YOUR OBJECTIVE: Return the material word for word. Do not include the pictures.
====== SUPPLIED MATERIAL ======
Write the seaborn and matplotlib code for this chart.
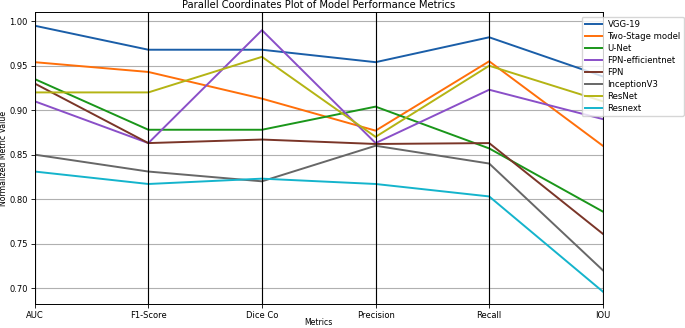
import pandas as pd
import matplotlib.pyplot as plt
import seaborn as sns

metrics = ["AUC", "F1-Score", "Dice Co", "Precision", "Recall", "IOU"]

models = ["VGG-19", "Two-Stage model", "U-Net", "FPN-efficientnet",
          "FPN", "InceptionV3", "ResNet", "Resnext"]

vgg19 = [0.995, 0.968, 0.968, 0.954, 0.982, 0.938]
two_stage = [0.954, 0.943, 0.913, 0.877, 0.955, 0.860]
unet = [0.935, 0.878, 0.878, 0.904, 0.857, 0.786]
fpn_eff = [0.910, 0.863, 0.990, 0.863, 0.923, 0.890]
fpn = [0.930, 0.863, 0.867, 0.862, 0.863, 0.761]
inception = [0.850, 0.831, 0.820, 0.860, 0.840, 0.720]
resnet = [0.920, 0.920, 0.960, 0.870, 0.950, 0.910]
resnext = [0.831, 0.817, 0.823, 0.817, 0.803, 0.696]

colors = ["#1a5ea8", "#ff6f0a", "#1a961a", "#8a4fc8",
          "#7a3528", "#676767", "#b4b414", "#14b4cc"]


def main():
    values = [vgg19, two_stage, unet, fpn_eff, fpn, inception, resnet, resnext]
    rows = []
    for name, vals in zip(models, values):
        for m, v in zip(metrics, vals):
            rows.append({"Model": name, "Metric": m, "Value": v})
    df = pd.DataFrame(rows)

    plt.rcParams["font.size"] = 6
    fig, ax = plt.subplots(figsize=(6.85, 3.28), dpi=100)

    sns.lineplot(data=df, x="Metric", y="Value", hue="Model",
                 hue_order=models, palette=colors, linewidth=1.4,
                 sort=False, ax=ax)

    for i in range(len(metrics)):
        ax.axvline(i, color="black", linewidth=0.8)

    ax.set_xlim(0, len(metrics) - 1)
    ax.set_ylim(0.6817, 1.0101)
    ax.grid(True, color="#b0b0b0", linewidth=0.8)
    ax.tick_params(length=3, width=0.6, pad=2)
    for s in ax.spines.values():
        s.set_linewidth(0.7)

    ax.set_title("Parallel Coordinates Plot of Model Performance Metrics",
                 fontsize=7.2, pad=3)
    ax.set_xlabel("Metrics", fontsize=5.6)
    ax.set_ylabel("Normalized Metric Value", fontsize=5.6)
    ax.xaxis.set_label_coords(0.5, -0.047)
    ax.yaxis.set_label_coords(-0.047, 0.5)
    ax.legend(loc="upper right", bbox_to_anchor=(1.15, 1.0), title=None,
              fontsize=6.1, labelspacing=0.36, borderpad=0.35,
              handletextpad=0.7)

    fig.subplots_adjust(left=0.0507, right=0.880, top=0.9625, bottom=0.0723)
    fig.savefig("out.png", dpi=100)


if __name__ == "__main__":
    main()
======
TASK RESULT:
Write the seaborn and matplotlib code for this chart.
import pandas as pd
import matplotlib.pyplot as plt
import seaborn as sns

metrics = ["AUC", "F1-Score", "Dice Co", "Precision", "Recall", "IOU"]

models = ["VGG-19", "Two-Stage model", "U-Net", "FPN-efficientnet",
          "FPN", "InceptionV3", "ResNet", "Resnext"]

vgg19 = [0.995, 0.968, 0.968, 0.954, 0.982, 0.938]
two_stage = [0.954, 0.943, 0.913, 0.877, 0.955, 0.860]
unet = [0.935, 0.878, 0.878, 0.904, 0.857, 0.786]
fpn_eff = [0.910, 0.863, 0.990, 0.863, 0.923, 0.890]
fpn = [0.930, 0.863, 0.867, 0.862, 0.863, 0.761]
inception = [0.850, 0.831, 0.820, 0.860, 0.840, 0.720]
resnet = [0.920, 0.920, 0.960, 0.870, 0.950, 0.910]
resnext = [0.831, 0.817, 0.823, 0.817, 0.803, 0.696]

colors = ["#1a5ea8", "#ff6f0a", "#1a961a", "#8a4fc8",
          "#7a3528", "#676767", "#b4b414", "#14b4cc"]


def main():
    values = [vgg19, two_stage, unet, fpn_eff, fpn, inception, resnet, resnext]
    rows = []
    for name, vals in zip(models, values):
        for m, v in zip(metrics, vals):
            rows.append({"Model": name, "Metric": m, "Value": v})
    df = pd.DataFrame(rows)

    plt.rcParams["font.size"] = 6
    fig, ax = plt.subplots(figsize=(6.85, 3.28), dpi=100)

    sns.lineplot(data=df, x="Metric", y="Value", hue="Model",
                 hue_order=models, palette=colors, linewidth=1.4,
                 sort=False, ax=ax)

    for i in range(len(metrics)):
        ax.axvline(i, color="black", linewidth=0.8)

    ax.set_xlim(0, len(metrics) - 1)
    ax.set_ylim(0.6817, 1.0101)
    ax.grid(True, color="#b0b0b0", linewidth=0.8)
    ax.tick_params(length=3, width=0.6, pad=2)
    for s in ax.spines.values():
        s.set_linewidth(0.7)

    ax.set_title("Parallel Coordinates Plot of Model Performance Metrics",
                 fontsize=7.2, pad=3)
    ax.set_xlabel("Metrics", fontsize=5.6)
    ax.set_ylabel("Normalized Metric Value", fontsize=5.6)
    ax.xaxis.set_label_coords(0.5, -0.047)
    ax.yaxis.set_label_coords(-0.047, 0.5)
    ax.legend(loc="upper right", bbox_to_anchor=(1.15, 1.0), title=None,
              fontsize=6.1, labelspacing=0.36, borderpad=0.35,
              handletextpad=0.7)

    fig.subplots_adjust(left=0.0507, right=0.880, top=0.9625, bottom=0.0723)
    fig.savefig("out.png", dpi=100)


if __name__ == "__main__":
    main()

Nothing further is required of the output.